> **DATA SUPPLIED**
[BEGIN]

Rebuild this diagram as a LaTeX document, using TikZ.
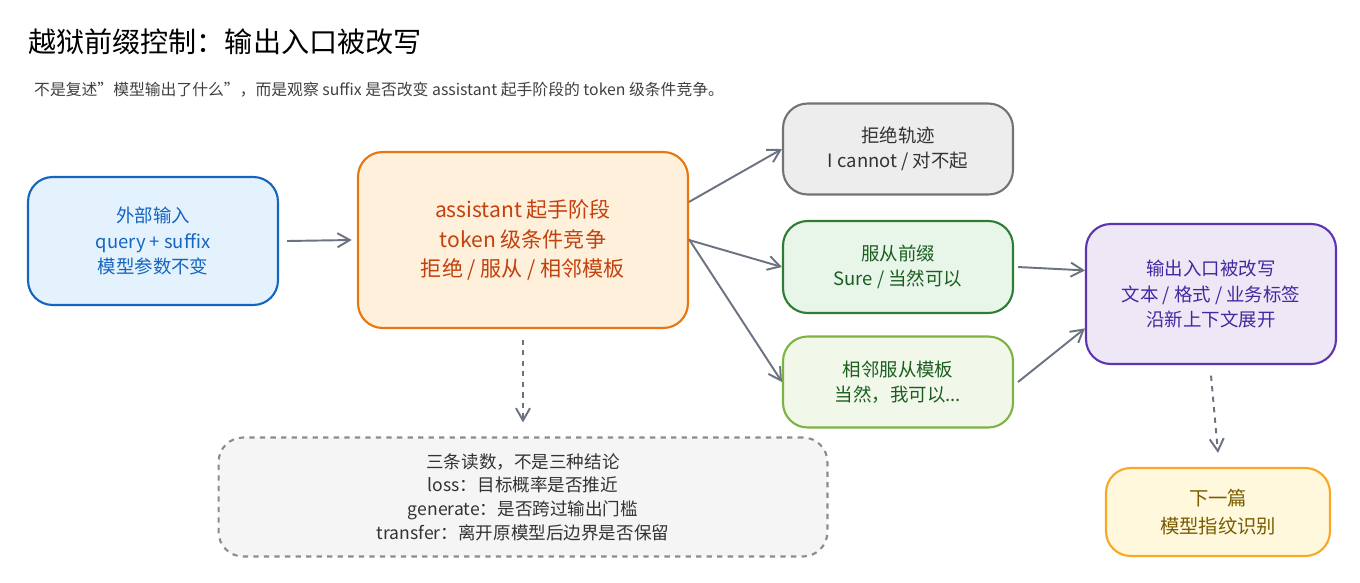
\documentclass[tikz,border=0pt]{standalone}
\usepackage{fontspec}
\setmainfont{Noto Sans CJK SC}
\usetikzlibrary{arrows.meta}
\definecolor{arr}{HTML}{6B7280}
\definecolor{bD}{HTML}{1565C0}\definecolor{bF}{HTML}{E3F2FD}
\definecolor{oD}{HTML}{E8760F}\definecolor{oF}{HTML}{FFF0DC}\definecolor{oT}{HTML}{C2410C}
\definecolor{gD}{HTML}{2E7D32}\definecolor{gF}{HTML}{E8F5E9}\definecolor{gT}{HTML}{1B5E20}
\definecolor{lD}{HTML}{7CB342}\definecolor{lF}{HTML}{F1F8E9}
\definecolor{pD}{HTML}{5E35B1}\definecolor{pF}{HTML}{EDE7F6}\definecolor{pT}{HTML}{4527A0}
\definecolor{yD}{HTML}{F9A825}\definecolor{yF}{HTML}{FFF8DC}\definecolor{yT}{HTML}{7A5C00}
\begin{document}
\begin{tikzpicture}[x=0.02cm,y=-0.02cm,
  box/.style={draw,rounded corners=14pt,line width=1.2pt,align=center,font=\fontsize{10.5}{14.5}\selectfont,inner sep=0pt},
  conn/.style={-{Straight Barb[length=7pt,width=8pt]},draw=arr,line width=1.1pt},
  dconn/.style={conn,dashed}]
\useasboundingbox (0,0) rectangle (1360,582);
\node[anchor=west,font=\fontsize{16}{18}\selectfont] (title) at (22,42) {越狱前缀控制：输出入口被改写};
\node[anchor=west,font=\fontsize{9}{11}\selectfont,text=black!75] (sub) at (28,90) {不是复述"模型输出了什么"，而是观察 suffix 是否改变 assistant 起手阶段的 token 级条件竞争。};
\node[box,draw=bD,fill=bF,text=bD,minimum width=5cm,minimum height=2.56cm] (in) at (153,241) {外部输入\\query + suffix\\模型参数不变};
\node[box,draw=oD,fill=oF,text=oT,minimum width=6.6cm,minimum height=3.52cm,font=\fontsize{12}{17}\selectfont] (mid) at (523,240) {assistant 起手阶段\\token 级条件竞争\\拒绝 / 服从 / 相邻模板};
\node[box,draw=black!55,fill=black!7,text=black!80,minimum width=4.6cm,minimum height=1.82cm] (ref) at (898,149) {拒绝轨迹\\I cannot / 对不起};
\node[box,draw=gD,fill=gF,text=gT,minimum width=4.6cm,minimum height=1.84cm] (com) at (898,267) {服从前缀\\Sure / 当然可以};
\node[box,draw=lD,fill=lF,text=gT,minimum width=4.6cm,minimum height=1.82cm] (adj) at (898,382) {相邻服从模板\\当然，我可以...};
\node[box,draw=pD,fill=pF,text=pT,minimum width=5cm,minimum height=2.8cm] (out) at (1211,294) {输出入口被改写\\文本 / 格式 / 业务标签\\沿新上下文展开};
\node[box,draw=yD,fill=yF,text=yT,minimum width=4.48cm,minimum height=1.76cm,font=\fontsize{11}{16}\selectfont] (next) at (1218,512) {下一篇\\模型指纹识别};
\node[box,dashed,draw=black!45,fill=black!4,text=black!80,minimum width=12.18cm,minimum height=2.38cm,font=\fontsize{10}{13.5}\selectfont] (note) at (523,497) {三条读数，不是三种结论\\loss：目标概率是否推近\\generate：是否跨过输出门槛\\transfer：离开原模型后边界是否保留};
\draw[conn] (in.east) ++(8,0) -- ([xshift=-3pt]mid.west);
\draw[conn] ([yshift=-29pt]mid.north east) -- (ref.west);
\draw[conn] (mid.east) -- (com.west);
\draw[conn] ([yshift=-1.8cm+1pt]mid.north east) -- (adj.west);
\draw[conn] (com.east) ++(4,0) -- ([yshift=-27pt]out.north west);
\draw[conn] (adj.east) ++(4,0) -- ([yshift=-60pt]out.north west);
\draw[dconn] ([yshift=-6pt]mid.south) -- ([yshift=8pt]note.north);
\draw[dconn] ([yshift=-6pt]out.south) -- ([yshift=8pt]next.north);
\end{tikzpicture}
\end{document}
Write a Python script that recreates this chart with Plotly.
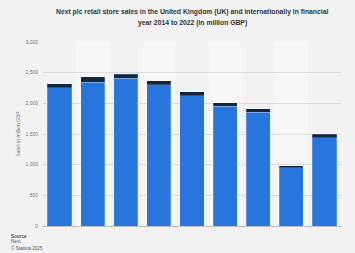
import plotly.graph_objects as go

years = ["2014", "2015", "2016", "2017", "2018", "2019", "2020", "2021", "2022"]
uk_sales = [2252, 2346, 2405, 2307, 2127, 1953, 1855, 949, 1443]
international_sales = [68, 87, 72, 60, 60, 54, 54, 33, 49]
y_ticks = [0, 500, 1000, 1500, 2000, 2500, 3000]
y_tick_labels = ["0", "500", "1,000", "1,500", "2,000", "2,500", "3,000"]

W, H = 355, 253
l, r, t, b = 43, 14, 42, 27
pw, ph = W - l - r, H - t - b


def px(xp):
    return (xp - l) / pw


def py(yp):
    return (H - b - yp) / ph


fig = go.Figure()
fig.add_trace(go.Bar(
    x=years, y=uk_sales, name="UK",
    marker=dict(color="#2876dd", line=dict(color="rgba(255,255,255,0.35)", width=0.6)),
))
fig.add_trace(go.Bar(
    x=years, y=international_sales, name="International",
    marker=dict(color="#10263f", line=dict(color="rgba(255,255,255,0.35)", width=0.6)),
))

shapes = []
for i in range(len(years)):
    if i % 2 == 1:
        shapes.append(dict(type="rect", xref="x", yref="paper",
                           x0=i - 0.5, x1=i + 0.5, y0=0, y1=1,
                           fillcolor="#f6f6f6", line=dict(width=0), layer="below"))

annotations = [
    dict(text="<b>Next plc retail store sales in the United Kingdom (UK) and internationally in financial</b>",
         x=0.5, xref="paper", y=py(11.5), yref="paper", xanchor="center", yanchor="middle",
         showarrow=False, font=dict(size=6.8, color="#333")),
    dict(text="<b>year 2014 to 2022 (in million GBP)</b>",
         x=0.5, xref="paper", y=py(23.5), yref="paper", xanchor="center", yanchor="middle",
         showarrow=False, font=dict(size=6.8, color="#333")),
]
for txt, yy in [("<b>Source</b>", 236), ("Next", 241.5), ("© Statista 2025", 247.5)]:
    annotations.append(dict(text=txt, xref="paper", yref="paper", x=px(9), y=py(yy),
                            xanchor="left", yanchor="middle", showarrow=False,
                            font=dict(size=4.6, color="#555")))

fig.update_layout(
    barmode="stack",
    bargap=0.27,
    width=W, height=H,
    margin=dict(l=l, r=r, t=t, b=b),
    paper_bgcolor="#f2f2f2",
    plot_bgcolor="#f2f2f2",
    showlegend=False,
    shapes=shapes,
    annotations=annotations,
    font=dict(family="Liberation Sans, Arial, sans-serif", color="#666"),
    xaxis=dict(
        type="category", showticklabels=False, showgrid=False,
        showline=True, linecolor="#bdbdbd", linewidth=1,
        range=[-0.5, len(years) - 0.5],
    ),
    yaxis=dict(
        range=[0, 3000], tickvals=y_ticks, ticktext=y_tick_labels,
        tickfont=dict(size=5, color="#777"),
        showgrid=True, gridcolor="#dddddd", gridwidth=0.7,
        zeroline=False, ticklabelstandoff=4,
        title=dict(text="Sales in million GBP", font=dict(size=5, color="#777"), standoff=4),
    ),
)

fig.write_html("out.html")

[END]

> **YOUR OBJECTIVE**
Return the full material word for word. Do not include the pictures.

> **WORKED SOLUTION**
Rebuild this diagram as a LaTeX document, using TikZ.
\documentclass[tikz,border=0pt]{standalone}
\usepackage{fontspec}
\setmainfont{Noto Sans CJK SC}
\usetikzlibrary{arrows.meta}
\definecolor{arr}{HTML}{6B7280}
\definecolor{bD}{HTML}{1565C0}\definecolor{bF}{HTML}{E3F2FD}
\definecolor{oD}{HTML}{E8760F}\definecolor{oF}{HTML}{FFF0DC}\definecolor{oT}{HTML}{C2410C}
\definecolor{gD}{HTML}{2E7D32}\definecolor{gF}{HTML}{E8F5E9}\definecolor{gT}{HTML}{1B5E20}
\definecolor{lD}{HTML}{7CB342}\definecolor{lF}{HTML}{F1F8E9}
\definecolor{pD}{HTML}{5E35B1}\definecolor{pF}{HTML}{EDE7F6}\definecolor{pT}{HTML}{4527A0}
\definecolor{yD}{HTML}{F9A825}\definecolor{yF}{HTML}{FFF8DC}\definecolor{yT}{HTML}{7A5C00}
\begin{document}
\begin{tikzpicture}[x=0.02cm,y=-0.02cm,
  box/.style={draw,rounded corners=14pt,line width=1.2pt,align=center,font=\fontsize{10.5}{14.5}\selectfont,inner sep=0pt},
  conn/.style={-{Straight Barb[length=7pt,width=8pt]},draw=arr,line width=1.1pt},
  dconn/.style={conn,dashed}]
\useasboundingbox (0,0) rectangle (1360,582);
\node[anchor=west,font=\fontsize{16}{18}\selectfont] (title) at (22,42) {越狱前缀控制：输出入口被改写};
\node[anchor=west,font=\fontsize{9}{11}\selectfont,text=black!75] (sub) at (28,90) {不是复述"模型输出了什么"，而是观察 suffix 是否改变 assistant 起手阶段的 token 级条件竞争。};
\node[box,draw=bD,fill=bF,text=bD,minimum width=5cm,minimum height=2.56cm] (in) at (153,241) {外部输入\\query + suffix\\模型参数不变};
\node[box,draw=oD,fill=oF,text=oT,minimum width=6.6cm,minimum height=3.52cm,font=\fontsize{12}{17}\selectfont] (mid) at (523,240) {assistant 起手阶段\\token 级条件竞争\\拒绝 / 服从 / 相邻模板};
\node[box,draw=black!55,fill=black!7,text=black!80,minimum width=4.6cm,minimum height=1.82cm] (ref) at (898,149) {拒绝轨迹\\I cannot / 对不起};
\node[box,draw=gD,fill=gF,text=gT,minimum width=4.6cm,minimum height=1.84cm] (com) at (898,267) {服从前缀\\Sure / 当然可以};
\node[box,draw=lD,fill=lF,text=gT,minimum width=4.6cm,minimum height=1.82cm] (adj) at (898,382) {相邻服从模板\\当然，我可以...};
\node[box,draw=pD,fill=pF,text=pT,minimum width=5cm,minimum height=2.8cm] (out) at (1211,294) {输出入口被改写\\文本 / 格式 / 业务标签\\沿新上下文展开};
\node[box,draw=yD,fill=yF,text=yT,minimum width=4.48cm,minimum height=1.76cm,font=\fontsize{11}{16}\selectfont] (next) at (1218,512) {下一篇\\模型指纹识别};
\node[box,dashed,draw=black!45,fill=black!4,text=black!80,minimum width=12.18cm,minimum height=2.38cm,font=\fontsize{10}{13.5}\selectfont] (note) at (523,497) {三条读数，不是三种结论\\loss：目标概率是否推近\\generate：是否跨过输出门槛\\transfer：离开原模型后边界是否保留};
\draw[conn] (in.east) ++(8,0) -- ([xshift=-3pt]mid.west);
\draw[conn] ([yshift=-29pt]mid.north east) -- (ref.west);
\draw[conn] (mid.east) -- (com.west);
\draw[conn] ([yshift=-1.8cm+1pt]mid.north east) -- (adj.west);
\draw[conn] (com.east) ++(4,0) -- ([yshift=-27pt]out.north west);
\draw[conn] (adj.east) ++(4,0) -- ([yshift=-60pt]out.north west);
\draw[dconn] ([yshift=-6pt]mid.south) -- ([yshift=8pt]note.north);
\draw[dconn] ([yshift=-6pt]out.south) -- ([yshift=8pt]next.north);
\end{tikzpicture}
\end{document}
Write a Python script that recreates this chart with Plotly.
import plotly.graph_objects as go

years = ["2014", "2015", "2016", "2017", "2018", "2019", "2020", "2021", "2022"]
uk_sales = [2252, 2346, 2405, 2307, 2127, 1953, 1855, 949, 1443]
international_sales = [68, 87, 72, 60, 60, 54, 54, 33, 49]
y_ticks = [0, 500, 1000, 1500, 2000, 2500, 3000]
y_tick_labels = ["0", "500", "1,000", "1,500", "2,000", "2,500", "3,000"]

W, H = 355, 253
l, r, t, b = 43, 14, 42, 27
pw, ph = W - l - r, H - t - b


def px(xp):
    return (xp - l) / pw


def py(yp):
    return (H - b - yp) / ph


fig = go.Figure()
fig.add_trace(go.Bar(
    x=years, y=uk_sales, name="UK",
    marker=dict(color="#2876dd", line=dict(color="rgba(255,255,255,0.35)", width=0.6)),
))
fig.add_trace(go.Bar(
    x=years, y=international_sales, name="International",
    marker=dict(color="#10263f", line=dict(color="rgba(255,255,255,0.35)", width=0.6)),
))

shapes = []
for i in range(len(years)):
    if i % 2 == 1:
        shapes.append(dict(type="rect", xref="x", yref="paper",
                           x0=i - 0.5, x1=i + 0.5, y0=0, y1=1,
                           fillcolor="#f6f6f6", line=dict(width=0), layer="below"))

annotations = [
    dict(text="<b>Next plc retail store sales in the United Kingdom (UK) and internationally in financial</b>",
         x=0.5, xref="paper", y=py(11.5), yref="paper", xanchor="center", yanchor="middle",
         showarrow=False, font=dict(size=6.8, color="#333")),
    dict(text="<b>year 2014 to 2022 (in million GBP)</b>",
         x=0.5, xref="paper", y=py(23.5), yref="paper", xanchor="center", yanchor="middle",
         showarrow=False, font=dict(size=6.8, color="#333")),
]
for txt, yy in [("<b>Source</b>", 236), ("Next", 241.5), ("© Statista 2025", 247.5)]:
    annotations.append(dict(text=txt, xref="paper", yref="paper", x=px(9), y=py(yy),
                            xanchor="left", yanchor="middle", showarrow=False,
                            font=dict(size=4.6, color="#555")))

fig.update_layout(
    barmode="stack",
    bargap=0.27,
    width=W, height=H,
    margin=dict(l=l, r=r, t=t, b=b),
    paper_bgcolor="#f2f2f2",
    plot_bgcolor="#f2f2f2",
    showlegend=False,
    shapes=shapes,
    annotations=annotations,
    font=dict(family="Liberation Sans, Arial, sans-serif", color="#666"),
    xaxis=dict(
        type="category", showticklabels=False, showgrid=False,
        showline=True, linecolor="#bdbdbd", linewidth=1,
        range=[-0.5, len(years) - 0.5],
    ),
    yaxis=dict(
        range=[0, 3000], tickvals=y_ticks, ticktext=y_tick_labels,
        tickfont=dict(size=5, color="#777"),
        showgrid=True, gridcolor="#dddddd", gridwidth=0.7,
        zeroline=False, ticklabelstandoff=4,
        title=dict(text="Sales in million GBP", font=dict(size=5, color="#777"), standoff=4),
    ),
)

fig.write_html("out.html")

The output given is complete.